Last year’s best feel good story in Major League Baseball was one of this month’s books for me. I just completed Josh Hamilton’s book Beyond Belief: Finding the Strength to Come Back. Josh was the hottest prospect in baseball when he graduated from high school. He was destined for greatness. But he threw all that away for drugs. After four years out of baseball, he was able to finally conquer his drug problem and return to the game he loved, quickly rising to the major leagues.
Here is a brief video interview with Josh that summarizes his experience:
The difference between the book and this televised interview is simple: Jesus.
I have to believe that somewhere between the raw footage of Josh being interviewed and the finished project above, Jesus ended up on the cutting room floor. Because in the book, Josh unapologetically gives Jesus Christ the glory for overcoming his addiction to drugs.

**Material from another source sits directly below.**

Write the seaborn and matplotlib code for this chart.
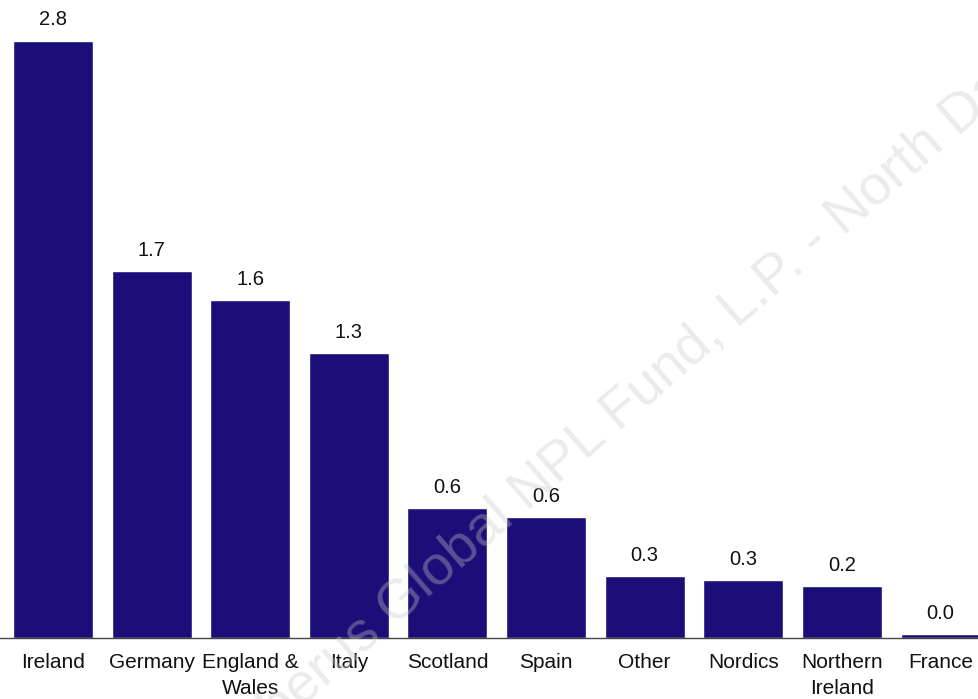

Do I believe people can overcome drugs without a personal relationship with Jesus Christ? Absolutely. People do it all the time. The reason is because addiction is a worship problem in a person’s life. The ability to overcome an addiction is found in successfully dealing with the worship problems in a person’s heart. That solution may result in worship of Jesus Christ, and it might result in worship of someone or something else.

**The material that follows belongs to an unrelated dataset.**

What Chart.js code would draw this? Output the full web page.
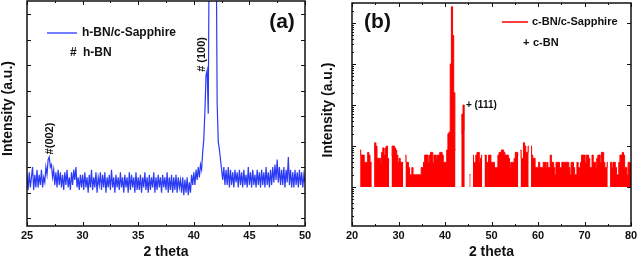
<!DOCTYPE html>
<html>
<head>
<meta charset="utf-8">
<script src="https://cdn.jsdelivr.net/npm/chart.js@4.4.1/dist/chart.umd.min.js"></script>
<style>
html, body { margin: 0; padding: 0; background: #fff; }
#wrap { position: relative; width: 641px; height: 265px; overflow: hidden; }
#chartA { position: absolute; left: 0; top: 0; }
#chartB { position: absolute; left: 320px; top: 0; }
</style>
</head>
<body>
<div id="wrap">
  <canvas id="chartA" width="320" height="265"></canvas>
  <canvas id="chartB" width="321" height="265"></canvas>
</div>
<script>
// (a) h-BN/c-Sapphire, read every 0.1 deg from 25.0 to 50.0 (arb. units)
const thetaStartA = 25, thetaStepA = 0.1;
const intensityA = [
  1.7,1.1,1.8,1.2,1.6,2.0,1.1,1.7,1.2,1.9,   // 25
  1.2,1.7,1.3,1.9,1.2,1.6,1.4,2.0,1.7,2.3,   // 26
  2.4,2.0,2.1,1.6,1.9,1.3,1.8,1.2,1.9,1.3,   // 27
  1.8,1.2,1.7,1.1,1.8,1.3,1.9,1.2,1.6,1.1,   // 28
  1.8,1.3,1.9,1.5,2.0,1.2,1.6,1.1,1.7,1.2,   // 29
  1.7,1.1,1.8,1.2,1.6,1.0,1.7,1.2,1.9,1.1,   // 30
  1.6,1.2,1.8,1.0,1.6,1.3,1.8,1.1,1.7,1.2,   // 31
  1.8,1.0,1.6,1.2,1.7,1.1,1.9,1.2,1.6,1.0,   // 32
  1.7,1.2,1.6,1.1,1.8,1.2,1.6,1.0,1.7,1.2,   // 33
  1.6,1.0,1.8,1.1,1.7,1.2,1.6,1.0,1.8,1.1,   // 34
  1.6,1.1,1.7,1.0,1.6,1.2,1.8,1.1,1.6,1.0,   // 35
  1.7,1.1,1.6,1.2,1.8,1.0,1.6,1.1,1.7,1.2,   // 36
  1.6,1.0,1.7,1.2,1.6,1.1,1.8,1.0,1.6,1.1,   // 37
  1.7,1.0,1.6,1.1,1.7,1.0,1.6,1.2,1.5,1.0,   // 38
  1.6,0.9,1.5,1.0,1.6,0.9,1.4,1.0,1.7,1.3,   // 39
  1.8,1.3,1.9,1.5,2.0,1.6,2.1,1.9,2.6,3.1,   // 40
  4.2,5.6,5.8,4.1,12,12,12,12,12,12,         // 41
  12,4.5,3.0,2.7,2.3,1.9,1.5,2.0,1.3,1.9,    // 42
  1.3,2.0,1.2,1.9,1.3,1.8,1.2,1.9,1.4,1.8,   // 43
  1.2,1.9,1.3,1.8,1.2,1.9,1.3,1.7,1.2,2.0,   // 44
  1.3,1.8,1.2,1.9,1.3,1.7,1.2,1.9,1.3,1.8,   // 45
  1.2,1.9,1.3,1.8,1.2,2.0,1.3,1.8,1.2,1.9,   // 46
  1.3,2.0,1.4,2.1,1.5,2.3,1.4,2.0,1.3,1.9,   // 47
  1.3,2.0,1.2,1.9,1.4,2.4,1.3,1.9,1.2,1.8,   // 48
  1.2,1.9,1.3,1.8,1.2,1.9,1.3,1.8,1.2,1.7,   // 49
  1.4                                        // 50
];
const xTicksA = [25, 30, 35, 40, 45, 50];
const xMinorA = [27.5, 32.5, 37.5, 42.5, 47.5];
const yTicksA = [0, 1, 2, 3, 4, 5, 6, 7, 8];

// (b) c-BN/c-Sapphire, counts on a log axis, every 0.25 deg from 21.75 to 80; null = no counts
const thetaStartB = 21.75, thetaStepB = 0.25;
const countsB = [
  8,
  6,6,6,4,      // 22
  4,4,7,6,      // 23
  4,4,null,7,   // 24
  12,10,5,5,    // 25
  5,4,7,9,      // 26
  6,9,10,5,     // 27
  4,null,6,10,  // 28
  10,9,8,6,     // 29
  4,5,4,4,      // 30
  4,null,6,4,   // 31
  4,3,2,2,      // 32
  3,2,2,2,      // 33
  2,2,2,2,      // 34
  3,3,4,6,      // 35
  6,6,4,6,      // 36
  7,7,4,6,      // 37
  6,5,6,6,      // 38
  7,7,6,4,      // 39
  4,4,8,20,     // 40
  22,1000,25000,5000, // 41
  200,8,null,null,    // 42
  null,null,20,60,    // 43
  100,25,null,2,      // 44
  null,2,2,null,     // 45
  6,4,4,6,      // 46
  7,7,4,5,      // 47
  6,null,6,6,   // 48
  4,4,6,6,      // 49
  4,4,4,3,      // 50
  3,3,6,7,      // 51
  7,8,8,7,      // 52
  6,6,6,5,      // 53
  3,4,4,4,      // 54
  5,7,7,6,      // 55
  null,8,5,5,   // 56
  12,10,7,7,    // 57
  10,null,10,6, // 58
  5,5,3,3,      // 59
  3,4,3,3,      // 60
  3,4,4,3,      // 61
  4,3,3,6,      // 62
  4,4,3,2,      // 63
  4,4,4,3,      // 64
  3,4,4,4,      // 65
  4,4,4,3,      // 66
  2,4,4,3,      // 67
  2,2,4,3,      // 68
  3,4,6,6,      // 69
  6,4,6,6,      // 70
  5,3,3,6,      // 71
  4,4,3,5,      // 72
  6,6,4,7,      // 73
  7,4,3,3,      // 74
  4,null,4,4,   // 75
  3,4,4,3,      // 76
  2,2,4,6,      // 77
  6,7,6,3,      // 78
  3,2,4,4,      // 79
  3             // 80
];
const xTicksB = [20, 30, 40, 50, 60, 70, 80];
const xMinorB = [25, 35, 45, 55, 65, 75];
const yTicksB = [1, 10, 100, 1000, 10000];

const FONT = "'Liberation Sans', Arial, sans-serif";
Chart.defaults.font.family = FONT;
Chart.defaults.font.weight = 'bold';
Chart.defaults.color = '#111';

// inward tick marks on all four sides plus the closed frame
function frameTicks(xMajor, xMinor, yMajor, yMinorLeft) {
  return {
    id: 'frameTicks',
    afterDatasetsDraw(chart) {
      const { ctx, chartArea: a, scales: { x, y } } = chart;
      ctx.save();
      ctx.strokeStyle = '#111';
      ctx.lineWidth = 1;
      const seg = (x1, y1, x2, y2) => { ctx.beginPath(); ctx.moveTo(x1, y1); ctx.lineTo(x2, y2); ctx.stroke(); };
      xMajor.forEach(v => {
        const p = Math.round(x.getPixelForValue(v)) + 0.5;
        seg(p, a.bottom, p, a.bottom - 4); seg(p, a.top, p, a.top + 4);
      });
      xMinor.forEach(v => {
        const p = Math.round(x.getPixelForValue(v)) + 0.5;
        seg(p, a.bottom, p, a.bottom - 2); seg(p, a.top, p, a.top + 2);
      });
      yMajor.forEach(v => {
        const p = Math.round(y.getPixelForValue(v)) + 0.5;
        seg(a.left, p, a.left + 4, p); seg(a.right, p, a.right - 4, p);
      });
      yMinorLeft.forEach(v => {
        const p = Math.round(y.getPixelForValue(v)) + 0.5;
        if (p > a.top && p < a.bottom) seg(a.left, p, a.left + 2, p);
      });
      ctx.lineWidth = 1.5;
      ctx.strokeRect(a.left, a.top, a.right - a.left, a.bottom - a.top);
      ctx.restore();
    }
  };
}

function text(ctx, str, x, y, size, align) {
  ctx.font = 'bold ' + size + 'px ' + FONT;
  ctx.textAlign = align || 'left';
  ctx.textBaseline = 'middle';
  ctx.fillText(str, x, y);
}

function vText(ctx, str, x, y, size, align) {
  ctx.save();
  ctx.translate(x, y);
  ctx.rotate(-Math.PI / 2);
  text(ctx, str, 0, 0, size, align || 'left');
  ctx.restore();
}

const labelsA = {
  id: 'labelsA',
  afterDraw(chart) {
    const { ctx, chartArea: a, scales: { x, y } } = chart;
    ctx.save();
    ctx.fillStyle = '#111';
    vText(ctx, 'Intensity (a.u.)', 8.5, a.top + 107.5, 14, 'center');
    text(ctx, '(a)', a.right - 23, a.top + 21, 21, 'center');
    ctx.strokeStyle = '#4455ff'; ctx.lineWidth = 1.5;
    ctx.beginPath(); ctx.moveTo(a.left + 20, a.top + 32); ctx.lineTo(a.left + 50, a.top + 32); ctx.stroke();
    text(ctx, 'h-BN/c-Sapphire', a.left + 55, a.top + 32, 12);
    text(ctx, '#', a.left + 43, a.top + 52, 12);
    text(ctx, 'h-BN', a.left + 56, a.top + 52, 12);
    vText(ctx, '#(002)', x.getPixelForValue(27.05), y.getPixelForValue(2.5), 11);
    vText(ctx, '# (100)', x.getPixelForValue(40.74), y.getPixelForValue(5.74), 11);
    ctx.restore();
  }
};

const labelsB = {
  id: 'labelsB',
  afterDraw(chart) {
    const { ctx, chartArea: a, scales: { x, y } } = chart;
    ctx.save();
    ctx.fillStyle = '#111';
    vText(ctx, 'Intensity (a.u.)', 8.5, a.top + 107, 14, 'center');
    text(ctx, '(b)', a.left + 25.5, a.top + 19, 21, 'center');
    ctx.strokeStyle = '#ff0000'; ctx.lineWidth = 1.5;
    ctx.beginPath(); ctx.moveTo(a.right - 129, a.top + 19); ctx.lineTo(a.right - 103, a.top + 19); ctx.stroke();
    text(ctx, 'c-BN/c-Sapphire', a.right - 99, a.top + 19, 11);
    text(ctx, '+', a.right - 108, a.top + 40, 11);
    text(ctx, 'c-BN', a.right - 98, a.top + 40, 11);
    text(ctx, '+ (111)', x.getPixelForValue(44.5), y.getPixelForValue(100), 10);
    ctx.restore();
  }
};

function xAxis(min, max, step) {
  return {
    type: 'linear', min, max,
    grid: { display: false, drawTicks: false },
    border: { display: false },
    ticks: { stepSize: step, autoSkip: false, maxRotation: 0, padding: 3, font: { size: 11, weight: 'bold' }, color: '#111' },
    title: { display: true, text: '2 theta', font: { size: 14, weight: 'bold' }, color: '#111', padding: { top: 0, bottom: 4 } },
    afterFit: s => { s.height = 39; }
  };
}

const minorLogB = [];
[0.1, 1, 10, 100, 1000, 10000].forEach(d => { for (let k = 2; k <= 9; k++) minorLogB.push(d * k); });

new Chart(document.getElementById('chartA'), {
  type: 'line',
  data: {
    datasets: [{
      data: intensityA.map((v, i) => ({ x: thetaStartA + i * thetaStepA, y: v })),
      borderColor: '#2a3af5',
      borderWidth: 1.2,
      pointRadius: 0,
      tension: 0
    }]
  },
  options: {
    responsive: false,
    animation: false,
    layout: { padding: { left: 0, right: 15, top: 1, bottom: 0 } },
    plugins: { legend: { display: false }, tooltip: { enabled: false } },
    scales: {
      x: xAxis(25, 50, 5),
      y: {
        type: 'linear', min: -0.31, max: 8.52,
        grid: { display: false, drawTicks: false },
        border: { display: false },
        ticks: { display: false },
        afterFit: s => { s.width = 27; }
      }
    }
  },
  plugins: [frameTicks(xTicksA, xMinorA, yTicksA, []), labelsA]
});

new Chart(document.getElementById('chartB'), {
  type: 'line',
  data: {
    datasets: [{
      data: countsB.map((v, i) => ({ x: thetaStartB + i * thetaStepB, y: v })),
      borderColor: '#ff0000',
      backgroundColor: '#ff0000',
      borderWidth: 1,
      pointRadius: 0,
      stepped: 'middle',
      spanGaps: false,
      fill: { value: 1 }
    }]
  },
  options: {
    responsive: false,
    animation: false,
    layout: { padding: { left: 0, right: 10, top: 3, bottom: 0 } },
    plugins: { legend: { display: false }, tooltip: { enabled: false } },
    scales: {
      x: xAxis(20, 80, 10),
      y: {
        type: 'logarithmic', min: 0.112, max: 30760,
        grid: { display: false, drawTicks: false },
        border: { display: false },
        ticks: { display: false },
        afterFit: s => { s.width = 32; }
      }
    }
  },
  plugins: [frameTicks(xTicksB, xMinorB, yTicksB, minorLogB), labelsB]
});
</script>
</body>
</html>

Sadly, for those who overcome a drug addiction and replace their drug of choice with a false god, they have really only replaced one false idol with another false idol. They might be less dangerous to society and more pleasant to be around with the new false idol, but they are still worshipping a false idol nonetheless.
Almost a decade ago I heard Rick Warren predict that one of the greatest ways for the church to do outreach in the 21st Century will be to help people deal with their addictions. I think he was on to something. This generation is facing major addiction issues: legal drugs such alcohol, illegal drugs, gambling, and pornography are the especially alluring addictions in our society.

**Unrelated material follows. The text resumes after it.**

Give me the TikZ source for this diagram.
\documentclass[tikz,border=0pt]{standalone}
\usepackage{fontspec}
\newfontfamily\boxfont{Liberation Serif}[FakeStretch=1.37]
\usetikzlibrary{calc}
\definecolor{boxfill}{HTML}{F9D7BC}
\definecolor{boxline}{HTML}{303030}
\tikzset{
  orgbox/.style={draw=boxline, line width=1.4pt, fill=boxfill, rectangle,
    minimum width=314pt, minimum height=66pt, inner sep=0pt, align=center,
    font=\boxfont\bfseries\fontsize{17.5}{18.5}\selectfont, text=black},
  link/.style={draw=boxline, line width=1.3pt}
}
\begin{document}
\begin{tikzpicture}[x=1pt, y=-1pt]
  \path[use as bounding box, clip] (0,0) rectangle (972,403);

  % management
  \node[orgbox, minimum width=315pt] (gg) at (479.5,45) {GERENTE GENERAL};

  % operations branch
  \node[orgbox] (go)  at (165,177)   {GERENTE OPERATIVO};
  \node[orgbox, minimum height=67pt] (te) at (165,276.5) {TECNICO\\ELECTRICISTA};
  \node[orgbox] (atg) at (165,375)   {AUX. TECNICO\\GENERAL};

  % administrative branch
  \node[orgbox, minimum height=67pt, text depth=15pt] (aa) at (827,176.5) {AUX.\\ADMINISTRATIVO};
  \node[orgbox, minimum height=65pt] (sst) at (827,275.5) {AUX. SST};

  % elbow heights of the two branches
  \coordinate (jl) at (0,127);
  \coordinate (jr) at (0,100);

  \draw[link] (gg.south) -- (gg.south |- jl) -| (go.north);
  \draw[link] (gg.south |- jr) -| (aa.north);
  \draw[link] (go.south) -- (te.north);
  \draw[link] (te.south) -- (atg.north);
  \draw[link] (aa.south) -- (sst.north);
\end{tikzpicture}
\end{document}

If we are going to be effective in ministering to people in this culture we most know how to point people to hope when it comes to addictions. I also recently finished a book by Edward Welch titled Addictions: A Banquet in the Grave; Finding Hope in the Power of the Gospel. After finishing it, I am convinced that all humans struggle with addictions in one form or another. In other words, addictive behavior is common to all men. Some addictions are more obvious, while others are more subtle addictions. For those who know someone whose addiction is wreaking havoc on their personal and/or professional life, I highly recommend Welch’s work.
Josh Hamilton is proof that worshipping Christ can help a person conquer the demons of addiction.
UPDATE (8.22.09): The victory over addiction is not something easily won. It is not uncommon for people fighting addiction to slip back into behavior that is not the best. Josh Hamilton has apparently done that, having at least one episode of drunkenness a few months ago. He has owned up to his mistake and hopefully that is the full extent of it and he has not fallen into anything else. Our prayers should be with him as he seeks to pursue total victory in Christ.